◆ WHAT YOU HAVE TO DO
Copy all of the material exactly. Pictures are not to appear in the copy.

Records excerpted from a collection:
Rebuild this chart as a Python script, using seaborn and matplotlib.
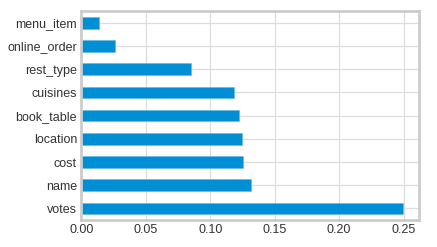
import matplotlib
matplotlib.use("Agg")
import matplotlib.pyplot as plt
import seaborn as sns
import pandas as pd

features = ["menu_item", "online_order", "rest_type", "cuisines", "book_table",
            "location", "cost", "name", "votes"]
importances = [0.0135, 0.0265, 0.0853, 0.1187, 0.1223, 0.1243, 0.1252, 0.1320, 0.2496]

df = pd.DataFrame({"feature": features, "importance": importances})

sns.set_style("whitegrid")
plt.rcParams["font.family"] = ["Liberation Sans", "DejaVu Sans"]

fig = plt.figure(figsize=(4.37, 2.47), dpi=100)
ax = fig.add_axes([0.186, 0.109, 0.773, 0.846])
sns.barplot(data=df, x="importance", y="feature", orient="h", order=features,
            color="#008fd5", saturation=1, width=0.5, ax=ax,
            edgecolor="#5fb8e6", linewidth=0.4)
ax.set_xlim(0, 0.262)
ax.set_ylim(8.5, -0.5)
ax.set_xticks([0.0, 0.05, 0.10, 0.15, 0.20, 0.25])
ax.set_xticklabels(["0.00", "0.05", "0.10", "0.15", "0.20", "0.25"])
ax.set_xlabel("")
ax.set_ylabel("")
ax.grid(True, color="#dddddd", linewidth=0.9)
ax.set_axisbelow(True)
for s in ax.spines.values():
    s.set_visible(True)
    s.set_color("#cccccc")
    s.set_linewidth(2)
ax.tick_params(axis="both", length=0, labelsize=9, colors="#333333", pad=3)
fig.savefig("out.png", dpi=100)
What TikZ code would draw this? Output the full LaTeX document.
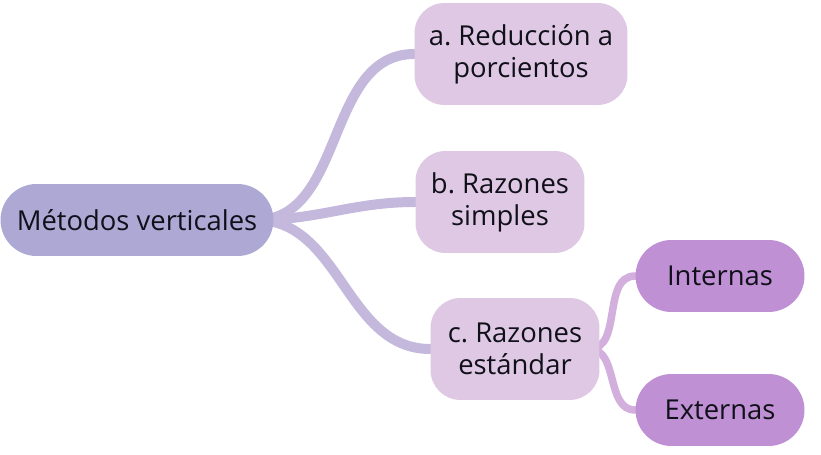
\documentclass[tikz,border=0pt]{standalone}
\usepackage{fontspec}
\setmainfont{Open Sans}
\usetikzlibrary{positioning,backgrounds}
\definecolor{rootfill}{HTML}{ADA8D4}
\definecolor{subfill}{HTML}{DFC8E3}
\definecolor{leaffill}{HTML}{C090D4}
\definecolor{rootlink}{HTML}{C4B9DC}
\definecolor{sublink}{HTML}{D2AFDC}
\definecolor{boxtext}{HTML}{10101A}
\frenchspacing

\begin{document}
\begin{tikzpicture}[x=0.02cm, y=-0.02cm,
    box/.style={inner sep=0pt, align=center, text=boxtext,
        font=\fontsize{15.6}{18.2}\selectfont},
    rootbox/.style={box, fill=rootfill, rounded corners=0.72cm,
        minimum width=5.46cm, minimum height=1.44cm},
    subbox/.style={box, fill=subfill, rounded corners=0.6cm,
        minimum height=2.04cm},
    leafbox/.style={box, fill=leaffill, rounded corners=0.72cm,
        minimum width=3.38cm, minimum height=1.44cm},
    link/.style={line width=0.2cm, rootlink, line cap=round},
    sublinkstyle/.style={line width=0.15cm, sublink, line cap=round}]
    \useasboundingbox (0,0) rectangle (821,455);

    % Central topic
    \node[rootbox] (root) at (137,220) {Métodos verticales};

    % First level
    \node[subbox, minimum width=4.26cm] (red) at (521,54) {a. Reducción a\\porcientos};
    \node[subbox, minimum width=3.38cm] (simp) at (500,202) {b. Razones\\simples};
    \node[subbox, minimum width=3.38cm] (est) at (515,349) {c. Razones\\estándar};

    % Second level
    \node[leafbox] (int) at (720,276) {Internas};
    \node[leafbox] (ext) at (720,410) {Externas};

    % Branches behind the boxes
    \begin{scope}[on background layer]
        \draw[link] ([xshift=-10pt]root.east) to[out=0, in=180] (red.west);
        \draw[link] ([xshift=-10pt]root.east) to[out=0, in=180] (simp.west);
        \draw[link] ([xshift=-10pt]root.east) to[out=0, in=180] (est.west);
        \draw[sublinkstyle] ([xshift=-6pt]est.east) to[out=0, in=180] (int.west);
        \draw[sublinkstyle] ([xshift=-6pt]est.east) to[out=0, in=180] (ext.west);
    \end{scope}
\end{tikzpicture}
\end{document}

◆ OUTPUT BELOW
Rebuild this chart as a Python script, using seaborn and matplotlib.
import matplotlib
matplotlib.use("Agg")
import matplotlib.pyplot as plt
import seaborn as sns
import pandas as pd

features = ["menu_item", "online_order", "rest_type", "cuisines", "book_table",
            "location", "cost", "name", "votes"]
importances = [0.0135, 0.0265, 0.0853, 0.1187, 0.1223, 0.1243, 0.1252, 0.1320, 0.2496]

df = pd.DataFrame({"feature": features, "importance": importances})

sns.set_style("whitegrid")
plt.rcParams["font.family"] = ["Liberation Sans", "DejaVu Sans"]

fig = plt.figure(figsize=(4.37, 2.47), dpi=100)
ax = fig.add_axes([0.186, 0.109, 0.773, 0.846])
sns.barplot(data=df, x="importance", y="feature", orient="h", order=features,
            color="#008fd5", saturation=1, width=0.5, ax=ax,
            edgecolor="#5fb8e6", linewidth=0.4)
ax.set_xlim(0, 0.262)
ax.set_ylim(8.5, -0.5)
ax.set_xticks([0.0, 0.05, 0.10, 0.15, 0.20, 0.25])
ax.set_xticklabels(["0.00", "0.05", "0.10", "0.15", "0.20", "0.25"])
ax.set_xlabel("")
ax.set_ylabel("")
ax.grid(True, color="#dddddd", linewidth=0.9)
ax.set_axisbelow(True)
for s in ax.spines.values():
    s.set_visible(True)
    s.set_color("#cccccc")
    s.set_linewidth(2)
ax.tick_params(axis="both", length=0, labelsize=9, colors="#333333", pad=3)
fig.savefig("out.png", dpi=100)
What TikZ code would draw this? Output the full LaTeX document.
\documentclass[tikz,border=0pt]{standalone}
\usepackage{fontspec}
\setmainfont{Open Sans}
\usetikzlibrary{positioning,backgrounds}
\definecolor{rootfill}{HTML}{ADA8D4}
\definecolor{subfill}{HTML}{DFC8E3}
\definecolor{leaffill}{HTML}{C090D4}
\definecolor{rootlink}{HTML}{C4B9DC}
\definecolor{sublink}{HTML}{D2AFDC}
\definecolor{boxtext}{HTML}{10101A}
\frenchspacing

\begin{document}
\begin{tikzpicture}[x=0.02cm, y=-0.02cm,
    box/.style={inner sep=0pt, align=center, text=boxtext,
        font=\fontsize{15.6}{18.2}\selectfont},
    rootbox/.style={box, fill=rootfill, rounded corners=0.72cm,
        minimum width=5.46cm, minimum height=1.44cm},
    subbox/.style={box, fill=subfill, rounded corners=0.6cm,
        minimum height=2.04cm},
    leafbox/.style={box, fill=leaffill, rounded corners=0.72cm,
        minimum width=3.38cm, minimum height=1.44cm},
    link/.style={line width=0.2cm, rootlink, line cap=round},
    sublinkstyle/.style={line width=0.15cm, sublink, line cap=round}]
    \useasboundingbox (0,0) rectangle (821,455);

    % Central topic
    \node[rootbox] (root) at (137,220) {Métodos verticales};

    % First level
    \node[subbox, minimum width=4.26cm] (red) at (521,54) {a. Reducción a\\porcientos};
    \node[subbox, minimum width=3.38cm] (simp) at (500,202) {b. Razones\\simples};
    \node[subbox, minimum width=3.38cm] (est) at (515,349) {c. Razones\\estándar};

    % Second level
    \node[leafbox] (int) at (720,276) {Internas};
    \node[leafbox] (ext) at (720,410) {Externas};

    % Branches behind the boxes
    \begin{scope}[on background layer]
        \draw[link] ([xshift=-10pt]root.east) to[out=0, in=180] (red.west);
        \draw[link] ([xshift=-10pt]root.east) to[out=0, in=180] (simp.west);
        \draw[link] ([xshift=-10pt]root.east) to[out=0, in=180] (est.west);
        \draw[sublinkstyle] ([xshift=-6pt]est.east) to[out=0, in=180] (int.west);
        \draw[sublinkstyle] ([xshift=-6pt]est.east) to[out=0, in=180] (ext.west);
    \end{scope}
\end{tikzpicture}
\end{document}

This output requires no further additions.